The paper’s readership includes farmers, panchayat members, schoolteachers, shopkeepers, anganwadi wo-rkers, labourers, government employees, journalists and housewives.
 
Written in the vibrant Bundeli, the Dalit women live the issues they write about. Besides local, national and international news, it is known for its sensitive handling of gender and caste issues.

In some ways Farah Naqvi is an insider to Khabar Lahariya, which means making waves in Bundeli. She works with Nirantar, a non-profit in Delhi that supports the paper with financial and editorial assistance. Naqvi travels with the women as they get stories from villages, put up with stony resistance and get past caste barriers to get the facts. Naqvi is also a witness as they edit stories, staying up through power failures and technical breakdowns to lay out and print the paper. And she shares their exhilaration at the end of a rigorous day (often candle-lit), when they churn out the eight pages.

But Naqvi also maintains scholarly distance. One of the book’s highlights is the account on the debate on the proper dialect for the paper. Bundeli was not always the language of choice. Some of the paper’s founders wanted the paper written in Sankritized Hindi. They felt Hindi would help strike a chord with the upper caste. They argued Hindi would allow Khabar Lahariya access to mainstream power structures. Written Bundeli was also hard to find. Bundeli as the reader’s mothers tongue was naturally easy to understand but not so in the written form. But to their credit, the founders of Khabar Lahariya did not discard the local dialect. Instead, in what could be a lesson for our administrators, they undertook extensive field surveys to make written Bundeli amenable to the readers.

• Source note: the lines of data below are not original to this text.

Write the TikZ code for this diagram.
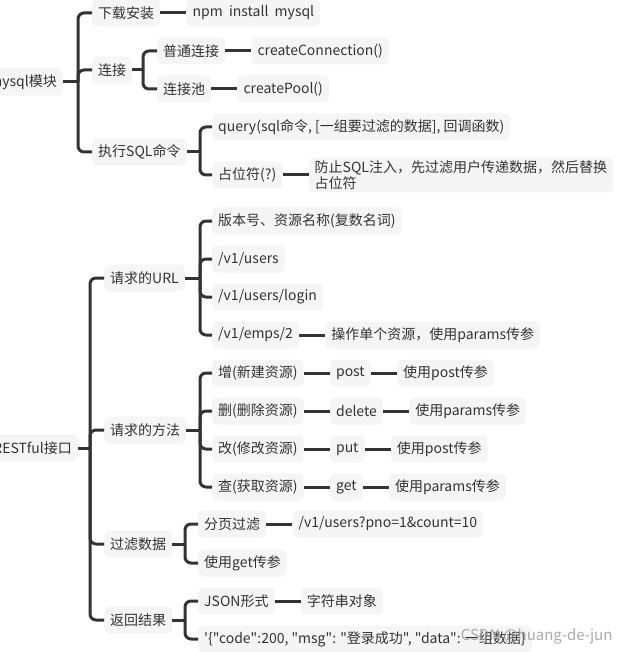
\documentclass[tikz,border=0pt]{standalone}
\usepackage{fontspec}
\newfontfamily\zhfont{Noto Sans CJK SC}
\usepackage{xcolor}
\usepackage{tikz}
\usetikzlibrary{positioning}
\definecolor{boxfill}{HTML}{F5F5F5}
\definecolor{linedraw}{HTML}{333333}
\definecolor{txt}{HTML}{333333}
\definecolor{wmk}{HTML}{9C9C9C}
\tikzset{
  topic/.style={rectangle, rounded corners=5pt, fill=boxfill, text=txt, font=\zhfont\fontsize{14pt}{16pt}\selectfont, inner xsep=6pt, inner ysep=3pt, minimum height=27pt, align=left},
  subtopic/.style={topic, anchor=west},
  conn/.style={line width=3pt, draw=linedraw},
  branch/.style={conn, rounded corners=6pt},
  wm/.style={font=\zhfont\fontsize{15pt}{17pt}\selectfont, text=wmk, opacity=0.85},
}

\begin{document}
\begin{tikzpicture}[x=1pt, y=-1pt, node distance=26pt]
  \useasboundingbox (0,0) rectangle (631,652);
  \node[topic, anchor=east] (mysql) at (63,82) {mysql模块};
  \node[subtopic] (install) at (92,13) {下载安装};
  \node[topic, right=of install] (npm) {npm\ \ install\ \ mysql};
  \node[subtopic] (link) at (92,70) {连接};
  \node[subtopic] (plain) at (157,51) {普通连接};
  \node[topic, right=of plain] (createconn) {createConnection()};
  \node[subtopic] (pool) at (157,89) {连接池};
  \node[topic, right=of pool] (createpool) {createPool()};
  \node[subtopic] (exec) at (92,152) {执行SQL命令};
  \node[subtopic] (query) at (212,127) {query(sql命令, [一组要过滤的数据], 回调函数)};
  \node[subtopic] (holder) at (212,175) {占位符(?)};
  \node[topic, right=of holder] (inject) {防止SQL注入，先过滤用户传递数据，然后替换\\占位符};

  \node[topic, anchor=east] (rest) at (78,448) {RESTful接口};
  \node[subtopic] (url) at (104,278) {请求的URL};
  \node[subtopic] (url1) at (212,221) {版本号、资源名称(复数名词)};
  \node[subtopic] (url2) at (212,259) {/v1/users};
  \node[subtopic] (url3) at (212,297) {/v1/users/login};
  \node[subtopic] (url4) at (212,335) {/v1/emps/2};
  \node[topic, right=of url4] (url4note) {操作单个资源，使用params传参};
  \node[subtopic] (method) at (104,430) {请求的方法};
  \node[subtopic] (add) at (212,373) {增(新建资源)};
  \node[topic, right=of add] (post) {post};
  \node[topic, right=of post] (postnote) {使用post传参};
  \node[subtopic] (del) at (212,411) {删(删除资源)};
  \node[topic, right=of del] (delete) {delete};
  \node[topic, right=of delete] (deletenote) {使用params传参};
  \node[subtopic] (mod) at (212,449) {改(修改资源)};
  \node[topic, right=of mod] (put) {put};
  \node[topic, right=of put] (putnote) {使用post传参};
  \node[subtopic] (qry) at (212,487) {查(获取资源)};
  \node[topic, right=of qry] (get) {get};
  \node[topic, right=of get] (getnote) {使用params传参};
  \node[subtopic] (filter) at (104,544) {过滤数据};
  \node[subtopic] (page) at (198,524) {分页过滤};
  \node[topic, right=of page] (pageurl) {/v1/users?pno=1\&count=10};
  \node[subtopic] (useget) at (198,563) {使用get传参};
  \node[subtopic] (result) at (104,620) {返回结果};
  \node[subtopic] (json) at (198,601) {JSON形式};
  \node[topic, right=of json] (jsonstr) {字符串对象};
  \node[subtopic] (sample) at (198,639) {'\{"code":200, "msg": "登录成功", "data": 一组数据\}};

  \coordinate (mysqlb) at (78,82);
  \draw[conn] (mysql.east) -- (mysqlb);
  \draw[branch] (mysqlb) |- (install.west);
  \draw[branch] (mysqlb) |- (link.west);
  \draw[branch] (mysqlb) |- (exec.west);
  \draw[conn] (install) -- (npm);
  \coordinate (linkb) at (143,70);
  \draw[conn] (link.east) -- (linkb);
  \draw[branch] (linkb) |- (plain.west);
  \draw[branch] (linkb) |- (pool.west);
  \draw[conn] (plain) -- (createconn);
  \draw[conn] (pool) -- (createpool);
  \coordinate (execb) at (200,152);
  \draw[conn] (exec.east) -- (execb);
  \draw[branch] (execb) |- (query.west);
  \draw[branch] (execb) |- (holder.west);
  \draw[conn] (holder) -- (inject);

  \coordinate (restb) at (90,448);
  \draw[conn] (rest.east) -- (restb);
  \draw[branch] (restb) |- (url.west);
  \draw[branch] (restb) |- (method.west);
  \draw[branch] (restb) |- (filter.west);
  \draw[branch] (restb) |- (result.west);
  \coordinate (urlb) at (200,278);
  \draw[conn] (url.east) -- (urlb);
  \draw[branch] (urlb) |- (url1.west);
  \draw[branch] (urlb) |- (url2.west);
  \draw[branch] (urlb) |- (url3.west);
  \draw[branch] (urlb) |- (url4.west);
  \draw[conn] (url4) -- (url4note);
  \coordinate (methodb) at (200,430);
  \draw[conn] (method.east) -- (methodb);
  \draw[branch] (methodb) |- (add.west);
  \draw[branch] (methodb) |- (del.west);
  \draw[branch] (methodb) |- (mod.west);
  \draw[branch] (methodb) |- (qry.west);
  \draw[conn] (add) -- (post);
  \draw[conn] (post) -- (postnote);
  \draw[conn] (del) -- (delete);
  \draw[conn] (delete) -- (deletenote);
  \draw[conn] (mod) -- (put);
  \draw[conn] (put) -- (putnote);
  \draw[conn] (qry) -- (get);
  \draw[conn] (get) -- (getnote);
  \coordinate (filterb) at (185,544);
  \draw[conn] (filter.east) -- (filterb);
  \draw[branch] (filterb) |- (page.west);
  \draw[branch] (filterb) |- (useget.west);
  \draw[conn] (page) -- (pageurl);
  \coordinate (resultb) at (185,620);
  \draw[conn] (result.east) -- (resultb);
  \draw[branch] (resultb) |- (json.west);
  \draw[branch] (resultb) |- (sample.west);
  \draw[conn] (json) -- (jsonstr);

  \node[wm, anchor=east] (wmark) at (616,636) {CSDN @huang-de-jun};
\end{tikzpicture}
\end{document}
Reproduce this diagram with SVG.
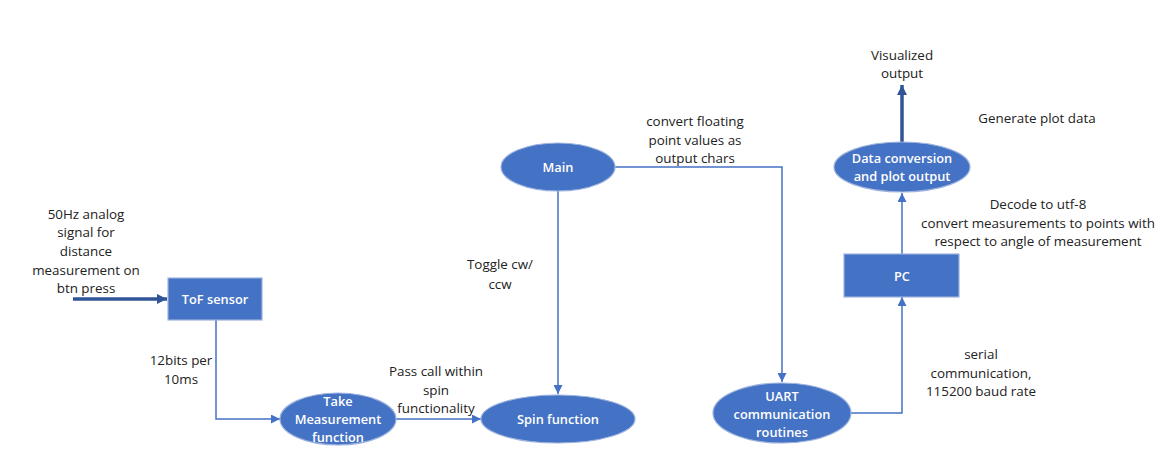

Naqvi’s documentation of this process is a delight for anyone interested in understanding how a local dialect makes its way to print. Also enthralling is the section on how the paper came to be priced. Its founders were keen on distributing it free. But to their horror, they found the vendors would use the paper as wrappers.

The book is a rare account of a rare endeavour. A must read for sociologists, community media people and journalists.